David Cronenberg’s Eastern Promises is a straighter version of Inland Empire, which isn’t to say that it isn’t totally queer. The film is the story of a woman in trouble: Anna Khitrova (Naomi Watts), a London midwife who becomes obsessed with finding the family of a 14-year-old sex worker who dies after delivering a child under her watch. The anonymous dead girl’s diary, written in Russian, provides the film with its heavy-handed narration and brings Anna in contact with Semyon (Armin Mueller-Stahl), an old-school don who commandeers the Vory V Zakone criminal faction out of his Trans-Siberian restaurant, his son Kirill (Vincent Cassel), and their mysterious driver Nikolai (Viggo Mortensen).

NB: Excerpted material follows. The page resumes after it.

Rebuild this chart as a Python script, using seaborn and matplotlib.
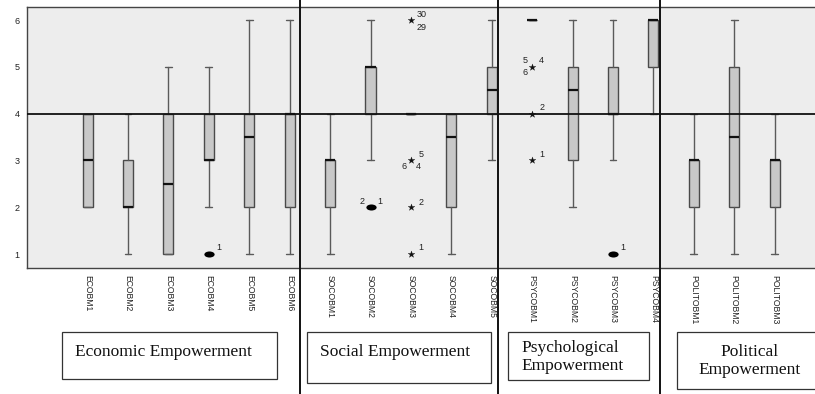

The story is clear-cut, which is something of a bummer after the heady, one-two punch of Spider and A History of Violence, both triumphs of layering and density, but Cronenberg’s exquisite framing provides the film with arresting psychological dimensions. Only Roman Polanski can better frame the world along diagonal lines, but Cronenberg’s images are more insinuating, leaving one feeling wary of what may be bubbling beneath the surface of things.

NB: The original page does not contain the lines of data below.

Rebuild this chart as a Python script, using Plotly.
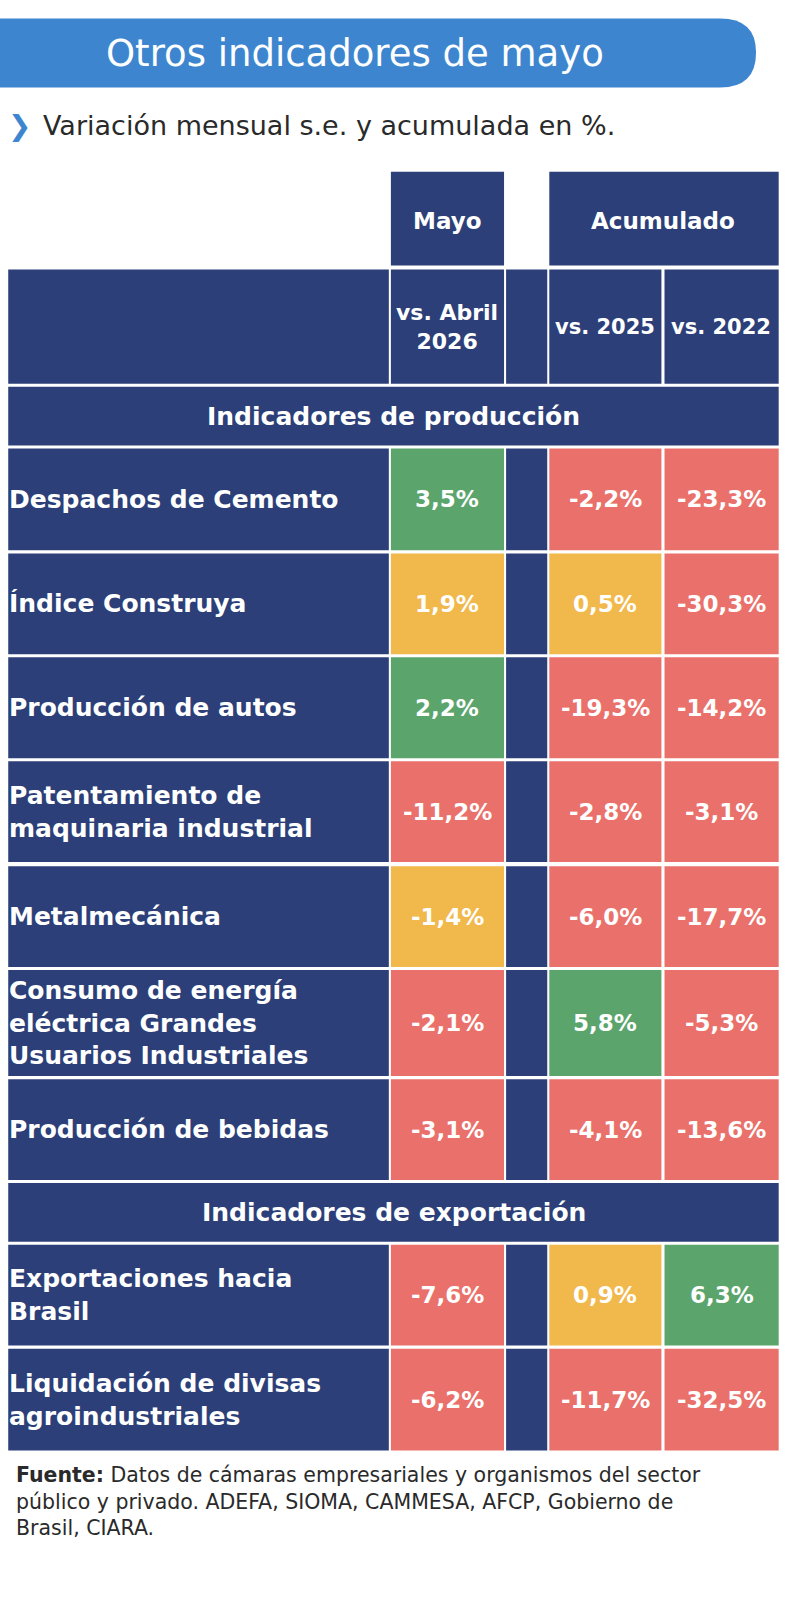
import plotly.graph_objects as go

indicadores = ["Despachos de Cemento", "Índice Construya", "Producción de autos",
               "Patentamiento de<br>maquinaria industrial", "Metalmecánica",
               "Consumo de energía<br>eléctrica Grandes<br>Usuarios Industriales",
               "Producción de bebidas",
               "Exportaciones hacia<br>Brasil", "Liquidación de divisas<br>agroindustriales"]
mayo = ["3,5%", "1,9%", "2,2%", "-11,2%", "-1,4%", "-2,1%", "-3,1%", "-7,6%", "-6,2%"]
vs2025 = ["-2,2%", "0,5%", "-19,3%", "-2,8%", "-6,0%", "5,8%", "-4,1%", "0,9%", "-11,7%"]
vs2022 = ["-23,3%", "-30,3%", "-14,2%", "-3,1%", "-17,7%", "-5,3%", "-13,6%", "6,3%", "-32,5%"]
sem_mayo = ["v", "a", "v", "r", "a", "r", "r", "r", "r"]
sem_2025 = ["r", "a", "r", "r", "r", "v", "r", "a", "r"]
sem_2022 = ["r", "r", "r", "r", "r", "r", "r", "v", "r"]
secciones = ["Indicadores de producción", "Indicadores de exportación"]

NAVY = "#2c3f78"
COL = {"v": "#5ba56d", "a": "#f1b84b", "r": "#ea716b"}
FONT = "DejaVu Sans"

# row boundaries (top, bottom) in reference pixels
filas = [(436, 535), (538, 636), (639, 737), (740, 838), (842, 940), (943, 1046),
         (1049, 1147), (1210, 1308), (1311, 1410)]
sec_y = [(376, 433), (1150, 1207)]
cx = {"lab": (8, 378), "m": (380, 490), "g": (492, 532), "a": (534, 643), "b": (646, 757)}

fig = go.Figure()
shapes, ann = [], []

def rect(x0, y0, x1, y1, c):
    shapes.append(dict(type="rect", x0=x0, x1=x1, y0=y0, y1=y1, fillcolor=c,
                       line=dict(width=0), layer="below"))

def txt(x, y, s, size=22, anchor="center", color="white", bold=True):
    ann.append(dict(x=x, y=y, text=f"<b>{s}</b>" if bold else s, showarrow=False,
                    xanchor=anchor, align="left" if anchor == "left" else "center",
                    font=dict(family=FONT, size=size, color=color)))

# title bar
shapes.append(dict(type="path", path="M 0 18 L 700 18 Q 735 18 735 51 Q 735 85 700 85 L 0 85 Z",
                   fillcolor="#3d86cf", line=dict(width=0)))
txt(345, 52, "Otros indicadores de mayo", size=37, bold=False)
txt(6, 122, "❯", size=28, anchor="left", color="#3d86cf")
txt(40, 122, "Variación mensual s.e. y acumulada en %.", size=27, anchor="left", color="#2a2a2a", bold=False)

# header row 1
rect(380, 167, 490, 258, NAVY)
rect(534, 167, 757, 258, NAVY)
txt(435, 215, "Mayo", size=23)
txt(645, 215, "Acumulado", size=23)
# header row 2
for k, (x0, x1) in cx.items():
    rect(x0, 262, x1, 373, NAVY)
txt(435, 318, "vs. Abril<br>2026", size=22)
txt(588, 318, "vs. 2025", size=21)
txt(701, 318, "vs. 2022", size=21)

for (y0, y1), s in zip(sec_y, secciones):
    rect(8, y0, 757, y1, NAVY)
    txt(383, (y0 + y1) / 2, s, size=25)

for i, (y0, y1) in enumerate(filas):
    yc = (y0 + y1) / 2
    rect(cx["lab"][0], y0, cx["lab"][1], y1, NAVY)
    rect(cx["g"][0], y0, cx["g"][1], y1, NAVY)
    for key, vals, sem in (("m", mayo, sem_mayo), ("a", vs2025, sem_2025), ("b", vs2022, sem_2022)):
        x0, x1 = cx[key]
        rect(x0, y0, x1, y1, COL[sem[i]])
        txt((x0 + x1) / 2, yc, vals[i], size=23)
    txt(7, yc, indicadores[i], size=25, anchor="left")

ann.append(dict(x=14, y=1460, xanchor="left", yanchor="middle", showarrow=False, align="left",
                text="<b>Fuente:</b> Datos de cámaras empresariales y organismos del sector<br>"
                     "público y privado. ADEFA, SIOMA, CAMMESA, AFCP, Gobierno de<br>Brasil, CIARA.",
                font=dict(family=FONT, size=20.5, color="#2a2a2a")))

fig.update_layout(width=790, height=1611, margin=dict(l=0, r=0, t=0, b=0),
                  plot_bgcolor="white", paper_bgcolor="white", shapes=shapes, annotations=ann,
                  xaxis=dict(range=[0, 768], visible=False, fixedrange=True),
                  yaxis=dict(range=[1566, 0], visible=False, fixedrange=True),
                  showlegend=False)
fig.write_html("out.html", config={"displayModeBar": False})

with open("out.html", encoding="utf-8") as f:
    html = f.read()
html = html.replace("<body>", '<body style="margin:0;overflow:hidden">', 1)
with open("out.html", "w", encoding="utf-8") as f:
    f.write(html)
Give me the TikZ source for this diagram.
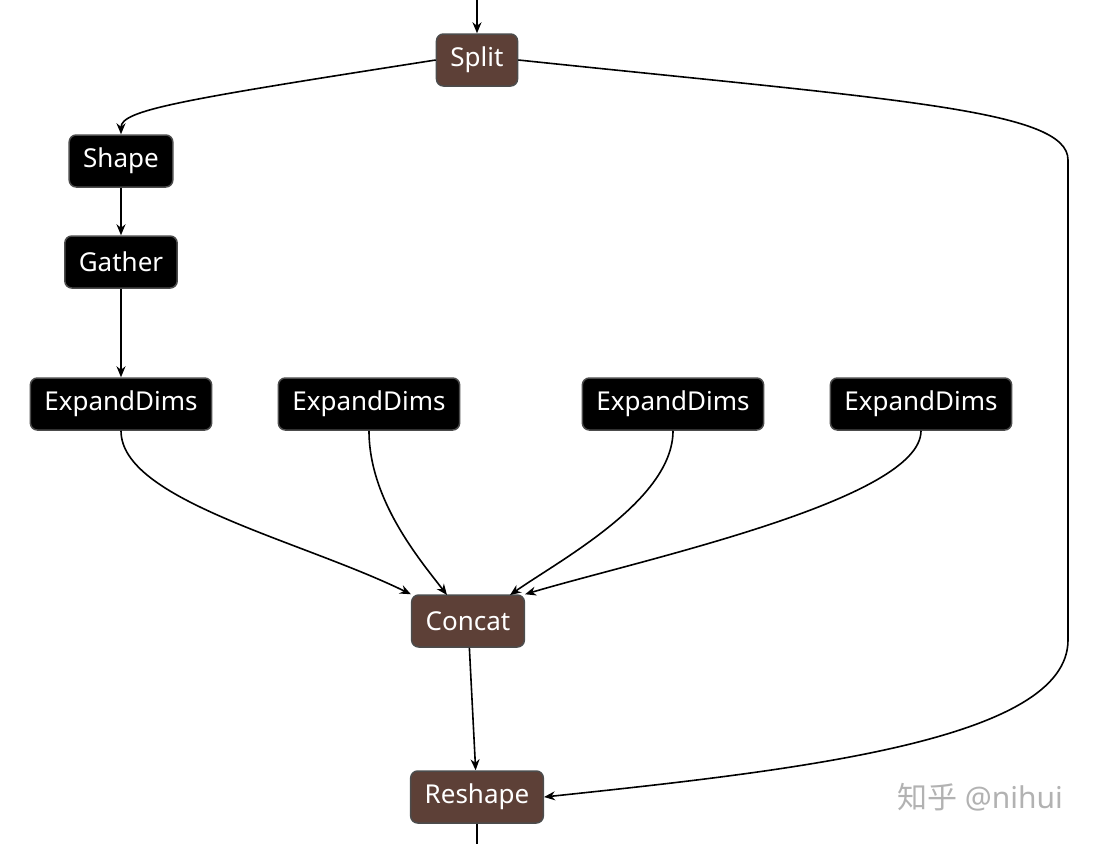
\documentclass[tikz,border=0pt]{standalone}
\usepackage{fontspec}
\setmainfont{Noto Sans}
\newfontfamily\cjk{Noto Sans CJK SC}
\usetikzlibrary{arrows.meta}
\definecolor{opbrown}{HTML}{5D4037}
\begin{document}
\begin{tikzpicture}[x=1pt,y=-1pt]
        \tikzset{op/.style={draw=black!70,line width=1.5pt,rounded corners=7pt,minimum height=52pt,text=white,font=\fontsize{26}{30}\selectfont,inner xsep=14pt},
            gen/.style={op,fill=black},
            main/.style={op,fill=opbrown},
            flow/.style={-{Stealth[length=11pt,width=9pt]},line width=1.6pt}}
        \useasboundingbox (0,0) rectangle (1102,844);
            \node[main] (split) at (477,60) {Split};
            \node[gen] (shape) at (121,161) {Shape};
            \node[gen] (gather) at (121,262) {Gather};
            \node[gen] (ea) at (121,404) {ExpandDims};
            \node[gen] (eb) at (369,404) {ExpandDims};
            \node[gen] (ec) at (673,404) {ExpandDims};
            \node[gen] (ed) at (921,404) {ExpandDims};
            \node[main] (concat) at (468,621) {Concat};
            \node[main] (reshape) at (477,797) {Reshape};
            \coordinate (in) at (477,0);
            \coordinate (out) at (477,844);
            \coordinate (r1) at (1068,160);
            \coordinate (r2) at (1068,640);
            \node[text=black!30,font=\fontsize{30}{34}\selectfont] (mark) at (980,797) {{\cjk 知乎} @nihui};

            \draw[flow] (in) -- (split);
            \draw[flow] (split.west) .. controls (180,100) and (121,110) .. (shape.north);
            \draw[flow] (shape) -- (gather);
            \draw[flow] (gather) -- (ea);
            \draw[flow] (ea.south) .. controls (121,500) and (300,540) .. (concat.north west);
            \draw[flow] (eb.south) .. controls (369,500) and (420,560) .. (447,595);
            \draw[flow] (ec.south) .. controls (673,500) and (560,560) .. (510,595);
            \draw[flow] (ed.south) .. controls (921,500) and (640,560) .. (concat.north east);
            \draw[flow] (concat) -- (reshape);
            \draw[line width=1.6pt] (split.east) .. controls (900,100) and (1068,110) .. (r1) -- (r2);
            \draw[flow] (r2) .. controls (1068,740) and (800,770) .. (reshape.east);
            \draw[line width=1.6pt] (reshape) -- (out);
        \end{tikzpicture}
\end{document}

Way before Semyon learns that Kirill is being ridiculed by his enemies for possibly being gay, Cronenberg has already amped up the homoerotic tension: in Kirill insisting on watching Nikolai have sex with a prostitute from behind, as well as in Nikolai’s balls-out escape from the grip of two goons inside a Turkish bath. The film’s Russians are not conceived beyond vodka-guzzling stereotypes, and Steven Knight’s screenplay, much in the spirit of the atrocious Dirty Pretty Things, essentially transforms the nightmare of thwarted immigrant dreams into a tawdry sex expo, but Cronenberg’s contemplation of codes of masculine honor by anxiously putting the male body on the line is deliciously transgressive.